Anadolu Ajansı'nın 26.02.2017 tarihli haberine göre 2011-2016 yılları arasında gerçekleşen 755 ırkçı saldırının 106'sı 2015 yılında görülürken 2016'ya gelindiğinde bu rakamda %20'lik bir artış gözlenmiş ve Türkleri hedef alan 128 saldırı gerçekleşmiştir. Bu artışın temellerinin ise 2000-2010 yılları arasında atıldığını söylemek mümkündür. Almanya'nın Ludwigshafen kentinde 3 Şubat 2008 yılında gerçekleşen; 5'i çocuk 9 kişinin ölümüyle sonuçlanan ve TheGuardian, Newyork Times'ın da içinde bulunduğu dünya basının ileri gelen gazetelerinde "xenophia" "yabancı nefreti" başlığıyla haber yapılan kundaklamada; Alman polisince olay, kundaklama şüphesi araştırılıyor diyerek rafa kaldırılmıştır. Ludwigshafen saldırısının ardından Türk yetkililerle birlikte cenaze törenlerine, anma törenlerine katılan Alman yetkilerinin son yıllarda bu tavırlarının da değiştiğini görmek zor olmayacaktır. Zira Ludwigshafen'ı takip eden ve ırkçı saldırı olarak basında yer bulan günümüze kadarki yüzlerce saldırıda, Alman yetkilileri törenlere katılmayarak;gerçekleşen ölümleri politik bir altyapıya dayandırmadıkları mesajını vermişlerdir. Öte yandan Alman polisleri; askıda bırakılan ya da kaza süsü verilen bu saldırılarda yakılan evlerin duvarındaki nefret anlamında gelen "hasse" yazılarına karşı üç maymunu oynamakta bir sakınca görmemişlerdir. İşte bu yüzdendir ki Almancada devletin aşırı sağ hareketlere karşı duyarsız kalmasına karşı "Alman Basının Sağ Gözü Kördür" ifadesi ortaya çıkmıştır.

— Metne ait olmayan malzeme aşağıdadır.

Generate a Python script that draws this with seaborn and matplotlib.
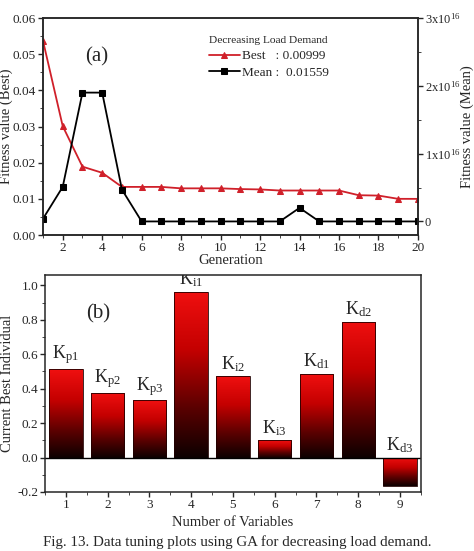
import matplotlib
matplotlib.use("agg")
import matplotlib.pyplot as plt
from matplotlib.colors import LinearSegmentedColormap
from matplotlib.ticker import MultipleLocator, FixedLocator, FixedFormatter, FormatStrFormatter
import numpy as np
import seaborn as sns

# panel (a): GA convergence
generation = list(range(1, 21))
best_fitness = [0.0537, 0.0301, 0.0189, 0.0172, 0.0133, 0.0133, 0.0133, 0.0129, 0.0129, 0.0129,
                0.0127, 0.0126, 0.0123, 0.0123, 0.0123, 0.0123, 0.0110, 0.0109, 0.0100, 0.00999]
# mean fitness in units of 1e16
mean_fitness = [0.04, 0.51, 1.90, 1.90, 0.47, 0.0, 0.0, 0.0, 0.0, 0.0,
                0.0, 0.0, 0.0, 0.20, 0.0, 0.0, 0.0, 0.0, 0.0, 0.0]
mean_ticks = [0, 1, 2, 3]
mean_ticklabels = ["0", "1x10$^{16}$", "2x10$^{16}$", "3x10$^{16}$"]

# panel (b): best individual
variables = [1, 2, 3, 4, 5, 6, 7, 8, 9]
best_individual = [0.514, 0.377, 0.333, 0.964, 0.473, 0.100, 0.485, 0.790, -0.163]
var_labels = ["K$_{p1}$", "K$_{p2}$", "K$_{p3}$", "K$_{i1}$", "K$_{i2}$",
              "K$_{i3}$", "K$_{d1}$", "K$_{d2}$", "K$_{d3}$"]

sns.set_style("ticks")
plt.rcParams['font.family'] = ['Liberation Serif', 'DejaVu Serif']
plt.rcParams['mathtext.default'] = 'regular'
plt.rcParams['xtick.direction'] = 'out'
plt.rcParams['ytick.direction'] = 'out'

red = "#d0202a"
fig = plt.figure(figsize=(4.74, 5.51), dpi=100)

ax1 = fig.add_axes([0.0907, 0.5735, 0.791, 0.3938])
sns.lineplot(x=generation, y=best_fitness, ax=ax1, color=red, marker="^",
             markersize=5, markeredgecolor=red, linewidth=1.3, label="Best   : 0.00999")
ax1.set_xlim(1, 20)
ax1.set_ylim(0, 0.06)
ax1.xaxis.set_major_locator(MultipleLocator(2))
ax1.xaxis.set_minor_locator(MultipleLocator(1))
ax1.yaxis.set_major_locator(MultipleLocator(0.01))
ax1.yaxis.set_minor_locator(MultipleLocator(0.005))
ax1.yaxis.set_major_formatter(FormatStrFormatter('%.2f'))
ax1.set_xlabel("Generation", fontsize=10.5, labelpad=0)
ax1.set_ylabel("Fitness value (Best)", fontsize=10.5)
ax1.yaxis.set_label_coords(-0.081, 0.5)
ax1.tick_params(labelsize=9.5, width=1, length=3.5, pad=1.5)
ax1.tick_params(which='minor', length=2)
ax1.text(0.112, 0.80, "(a)", transform=ax1.transAxes, fontsize=15)
ax1.get_legend().remove()

ax2 = ax1.twinx()
sns.lineplot(x=generation, y=mean_fitness, ax=ax2, color="black", marker="s",
             markersize=4, markeredgecolor="black", linewidth=1.3, label="Mean :  0.01559")
ax2.set_ylim(-0.2, 3)
ax2.yaxis.set_major_locator(FixedLocator(mean_ticks))
ax2.yaxis.set_major_formatter(FixedFormatter(mean_ticklabels))
ax2.yaxis.set_minor_locator(MultipleLocator(0.5))
ax2.set_ylabel("Fitness value (Mean)", fontsize=10.5)
ax2.yaxis.set_label_coords(1.113, 0.5)
ax2.tick_params(labelsize=9, width=1, length=3.5, pad=1.5)
ax2.tick_params(which='minor', length=2)
ax2.get_legend().remove()
for a in (ax1, ax2):
    for s in a.spines.values():
        s.set_linewidth(1.1)

h1, l1 = ax1.get_legend_handles_labels()
h2, l2 = ax2.get_legend_handles_labels()
leg = ax2.legend(h1 + h2, l1 + l2, title="Decreasing Load Demand", loc="upper left",
                 bbox_to_anchor=(0.41, 0.97), frameon=False, fontsize=9.5,
                 title_fontsize=8.2, handlelength=2.4, handletextpad=0.1,
                 labelspacing=0.35)
leg._legend_box.align = "left"

# panel (b)
ax3 = fig.add_axes([0.0949, 0.1071, 0.793, 0.3938])
sns.barplot(x=variables, y=best_individual, ax=ax3, native_scale=True, width=0.8,
            color=red, edgecolor="#200000", linewidth=0.6)
cmap = LinearSegmentedColormap.from_list(
    "redblack", [(0, "#0c0000"), (0.3, "#5a0000"), (0.65, "#c40000"), (1, "#f01010")])
grad = np.linspace(0, 1, 256).reshape(-1, 1)
for p in ax3.patches:
    x0, y0 = p.get_x(), p.get_y()
    w, h = p.get_width(), p.get_height()
    lo, hi = min(y0, y0 + h), max(y0, y0 + h)
    im = ax3.imshow(grad, extent=[x0, x0 + w, lo, hi], origin="lower", cmap=cmap,
                    aspect="auto", zorder=p.get_zorder())
    im.set_clip_path(p)
    p.set_facecolor("none")
    p.set_zorder(p.get_zorder() + 0.1)

for xv, yv, lab in zip(variables, best_individual, var_labels):
    ax3.text(xv, max(yv, 0) + 0.015, lab, ha="center", va="bottom", fontsize=13,
             clip_on=True)

ax3.axhline(0, color="black", linewidth=1)
ax3.set_xlim(0.5, 9.5)
ax3.set_ylim(-0.2, 1.06)
ax3.xaxis.set_major_locator(FixedLocator(variables))
ax3.xaxis.set_minor_locator(MultipleLocator(0.5))
ax3.yaxis.set_major_locator(MultipleLocator(0.2))
ax3.yaxis.set_minor_locator(MultipleLocator(0.1))
ax3.yaxis.set_major_formatter(FormatStrFormatter('%.1f'))
ax3.tick_params(labelsize=9.5, width=1, length=3.5, pad=1.5)
ax3.tick_params(which='minor', length=2)
ax3.set_xlabel("Number of Variables", fontsize=10.5, labelpad=4)
ax3.set_ylabel("Current Best Individual", fontsize=10.5)
ax3.yaxis.set_label_coords(-0.083, 0.5)
ax3.text(0.11, 0.80, "(b)", transform=ax3.transAxes, fontsize=15)
for s in ax3.spines.values():
    s.set_linewidth(1.1)
    s.set_visible(True)

fig.text(0.5, 0.004, "Fig. 13. Data tuning plots using GA for decreasing load demand.",
         ha="center", va="bottom", fontsize=10.8)

fig.savefig("out.png", dpi=100)
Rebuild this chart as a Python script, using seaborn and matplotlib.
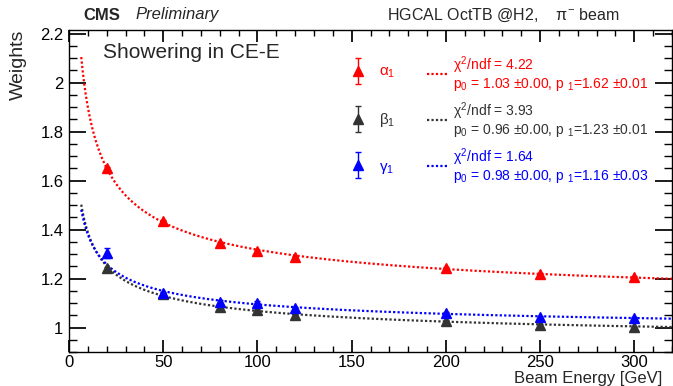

Avrupa'da aşırı sağın yükselişi konusunda Almanya ve Türkiye hakkındaki örneklerden bir an olsun sıyrılıp büyük resme dönüldüğünde, bu ırkçılığın yalnızca Almanya'da ve yalnızca Türklere karşı yapılmadığını görmek pekâlâ mümkün olacaktır. Göçmen karşıtlığı ve Avrupa Birliği'ne olan mesafeli duruşları ile gündeme gelen aşırı sağcı partiler, Avrupa parlamentolarında ivme ile yükseliş göstermektedir. Öyle ki; "Önce Avusturya" sloganıyla öne çıkan Avusturya Özgürlük Partisi, Nazi suçlarını inkâr etmesi ve ırkçı söylemleri ile mahkûm edilmiş Jean-Marie Le Pen'in kurucusu olduğu Fransa'daki Ulusal Cephe ve nihayet İngiltere'nin Avrupa Birliği'nden çıkmasında etkin rol oynamış Birleşik Krallık Bağımsızlık Parti'si ülkelerindeki seçimlerde oylarını her seçimde artırırken, cumhurbaşkanlığı koltuğu için yarışacak rakipler çıkarmaktadırlar. Özellikle artan mülteci sayısından sonra, halkı ırkçı söylemlerle manipüle eden sözü geçen partilerin bu denli etki uyandırmasının; sağduyulu Türk halkına önemli bir mesajı vardır: Ayrımcı söylemlerle kitleleri ardından sürüklemenin, toleransı halkın dimağından çıkarmanın insanlık tarihinde dünyayı bir yangın yerine çevirmekten başka bir etkisi olmamıştır.